Thanks. Out of all the major areas of technology today I believe FWBB is the most misunderstood and unappreciated. I don't claim to be an expert in the technology, as I have never worked directly in the industry or wireless research lab. However, I do have a degree in electrical engineering and have been around long enough to see the evolution of several remarkable technologies grow into remarkable industries. My career has been spent in technical sales and marketing and I have often been involved with selling new products and concepts.

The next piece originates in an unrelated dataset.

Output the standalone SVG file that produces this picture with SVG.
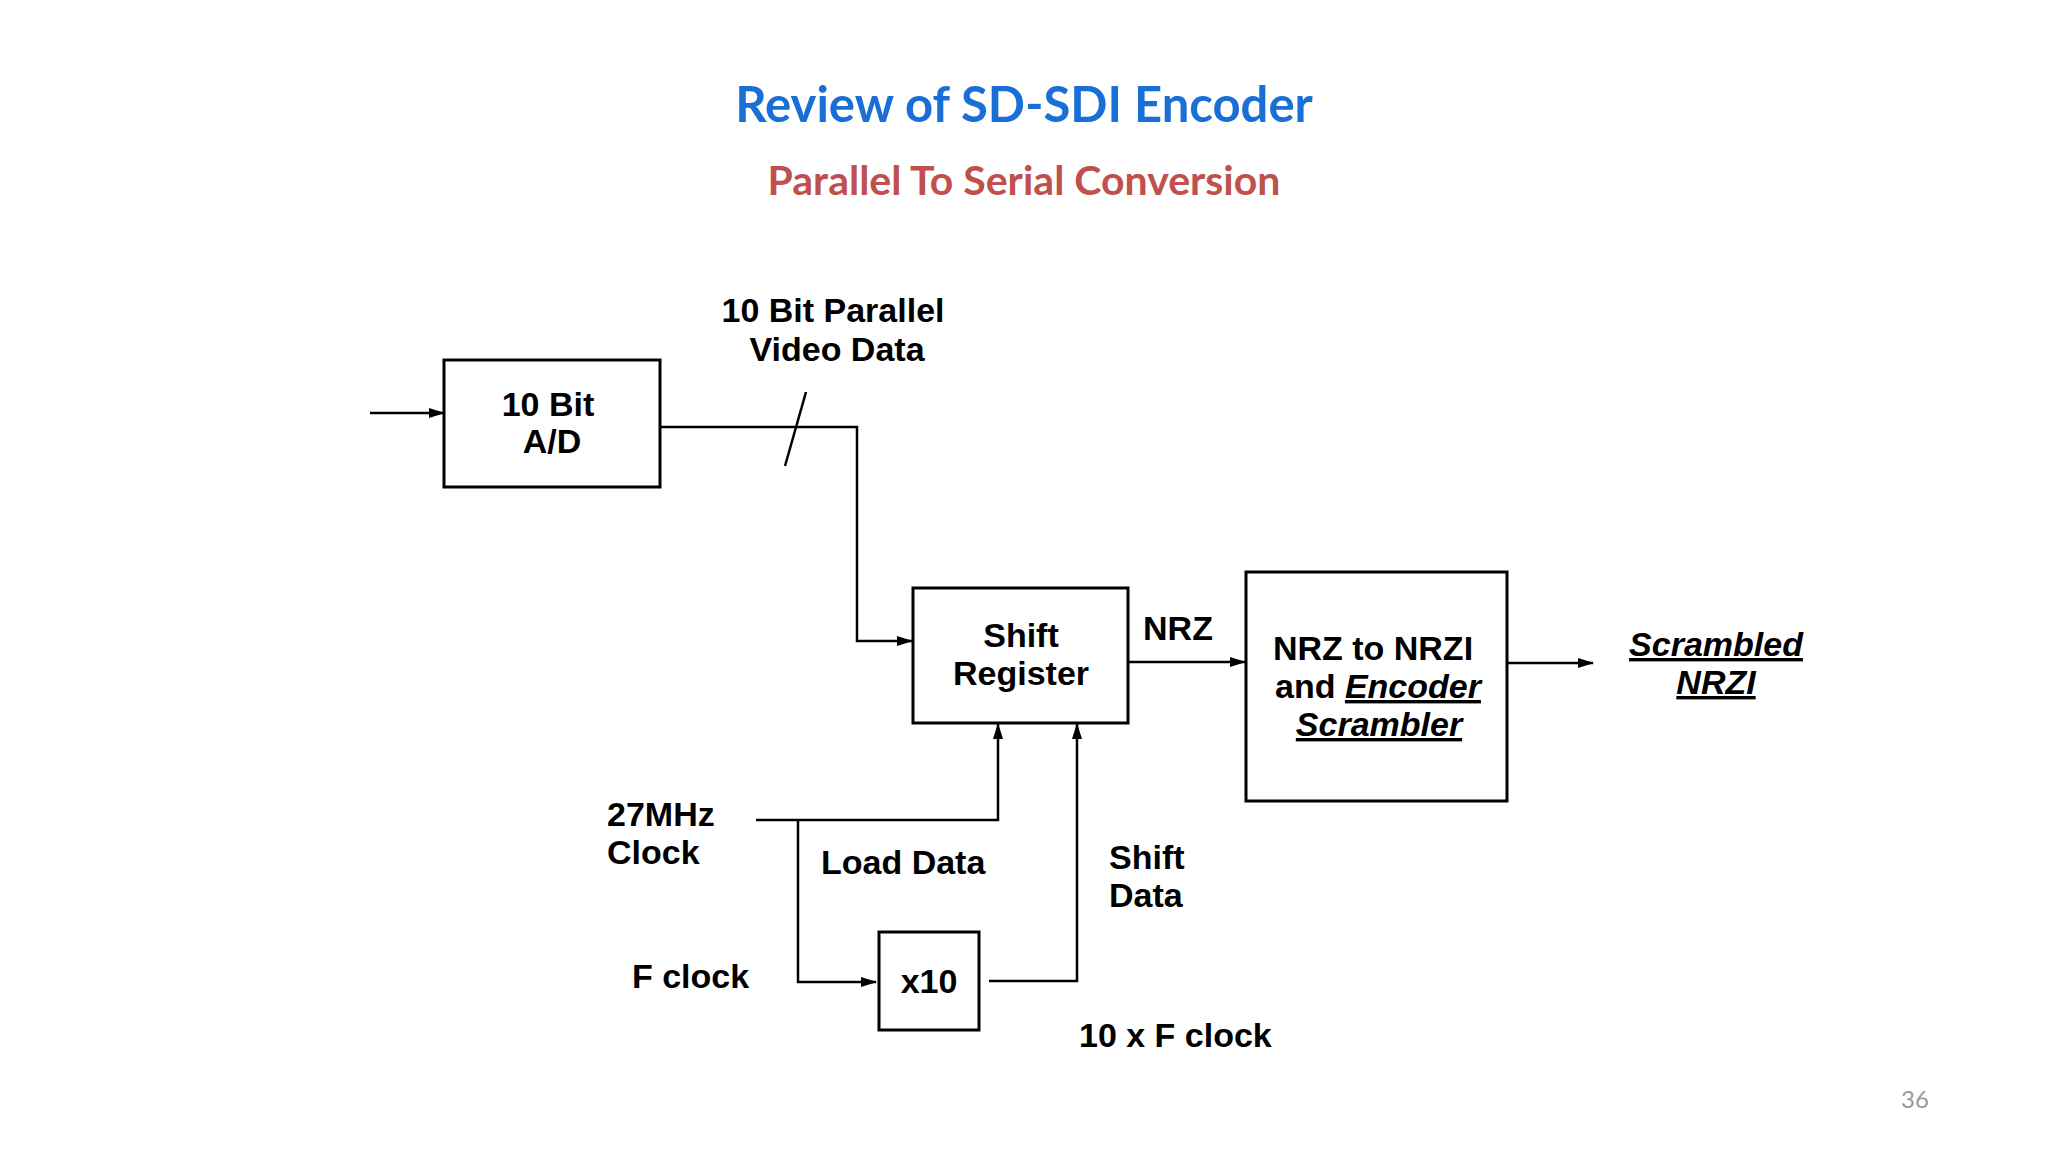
<svg xmlns="http://www.w3.org/2000/svg" width="2048" height="1152" viewBox="0 0 2048 1152">
<style>
.t{font-family:"Liberation Sans",Arial,sans-serif;font-weight:bold;font-size:34px;fill:#000}
.m{text-anchor:middle}
.b{fill:#fff;stroke:#000;stroke-width:3}
.l{fill:none;stroke:#000;stroke-width:2.5}
.h{font-family:Lato,"Liberation Sans",sans-serif;font-weight:bold;text-anchor:middle}
</style>
<defs><marker id="a" markerWidth="16" markerHeight="14" refX="15" refY="7" orient="auto" markerUnits="userSpaceOnUse"><path d="M0,2 L16,7 L0,12 Z" fill="#000"/></marker></defs>
<rect width="2048" height="1152" fill="#fff"/>
<text class="h" x="1024" y="122" font-size="49" fill="#1a6fd6">Review of SD-SDI Encoder</text>
<text class="h" x="1024" y="195" font-size="41" fill="#c0504d">Parallel To Serial Conversion</text>
<g id="connectors">
<line class="l" x1="370" y1="413" x2="444" y2="413" marker-end="url(#a)"/>
<polyline class="l" points="660,427 857,427 857,641 912,641" marker-end="url(#a)"/>
<line class="l" x1="806" y1="392" x2="785" y2="466"/>
<line class="l" x1="1128" y1="662" x2="1245" y2="662" marker-end="url(#a)"/>
<line class="l" x1="1507" y1="663" x2="1593" y2="663" marker-end="url(#a)"/>
<polyline class="l" points="756,820 998,820 998,724" marker-end="url(#a)"/>
<polyline class="l" points="798,820 798,982 876,982" marker-end="url(#a)"/>
<polyline class="l" points="989,981 1077,981 1077,724" marker-end="url(#a)"/>
</g>
<g id="ad"><rect class="b" x="444" y="360" width="216" height="127"/>
<text class="t m" x="548" y="416">10 Bit</text><text class="t m" x="552" y="453">A/D</text></g>
<g id="sr"><rect class="b" x="913" y="588" width="215" height="135"/>
<text class="t m" x="1021" y="647">Shift</text><text class="t m" x="1021" y="685">Register</text></g>
<g id="enc"><rect class="b" x="1246" y="572" width="261" height="229"/>
<text class="t m" x="1373" y="660">NRZ to NRZI</text>
<text class="t m" x="1378" y="698">and <tspan font-style="italic" text-decoration="underline">Encoder</tspan></text>
<text class="t m" x="1379" y="736" font-style="italic" text-decoration="underline">Scrambler</text></g>
<g id="x10"><rect class="b" x="879" y="932" width="100" height="98"/>
<text class="t m" x="929" y="993">x10</text></g>
<g id="labels">
<text class="t m" x="833" y="322">10 Bit Parallel</text>
<text class="t m" x="837" y="361">Video Data</text>
<text class="t m" x="1178" y="640">NRZ</text>
<text class="t m" x="1716" y="656" font-style="italic" text-decoration="underline">Scrambled</text>
<text class="t m" x="1716" y="694" font-style="italic" text-decoration="underline">NRZI</text>
<text class="t" x="607" y="826">27MHz</text>
<text class="t" x="607" y="864">Clock</text>
<text class="t" x="821" y="874">Load Data</text>
<text class="t" x="1109" y="869">Shift</text>
<text class="t" x="1109" y="907">Data</text>
<text class="t" x="632" y="988">F clock</text>
<text class="t" x="1079" y="1047">10 x F clock</text>
<text x="1915" y="1108" font-family="Lato,'Liberation Sans',sans-serif" font-size="24" fill="#999" text-anchor="middle">36</text>
</g>
</svg>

For the dynamics of FBBW to play out, the cost has to be very attractive, not only to gain end customers but to get the somewhat misguided and stodgy fixed-wired-brains of the major carriers to put sufficient capital and marketing muscle behind it. I think that FWBB has a place in the market distinct from mobile wireless because it can take best advantage of available bandwidth. Cost reduction is a mater of time and market development - from all that I can determine there are no "show stoppers"; i.e. challenging technological hurdles to developing OFDM chip sets (some companies say it has already been done) and no reason to think that costs won't be reduced and features and capabilities increased for several years to come.

On the other hand, when I look at DSL and cable I see a relatively mature field of technology that is faced with a point-to-point modality that inherently limits technical innovation to the degree present in FBBW.

Technical innovations such as MIMO are extremely exciting because they shatter previous conceptions about the limitations this field will face. I also find the "packet-hop" type of approach very exciting; I can picture a "wireless network fabric of users" that will make up a wireless network fabric. In this case the rule the "sum of the whole is greater than the parts" applies. A combination of MIMO and "packet-hop" possibly will evolve over time. Think about it; expand the concept of MIMO from multiple paths between the users and the towers to multiple paths between all the users and then that "local wireless network fabric” (for lack of a better term) being connected through multiple users to link to the towers and/or to fiber, cable or DSL Internet backbone. Inevitably, such wireless networks will be viewed as more stable, more reliable, have greater available bandwidth and lower cost than any physical wire or fiber connection could ever hope to achieve.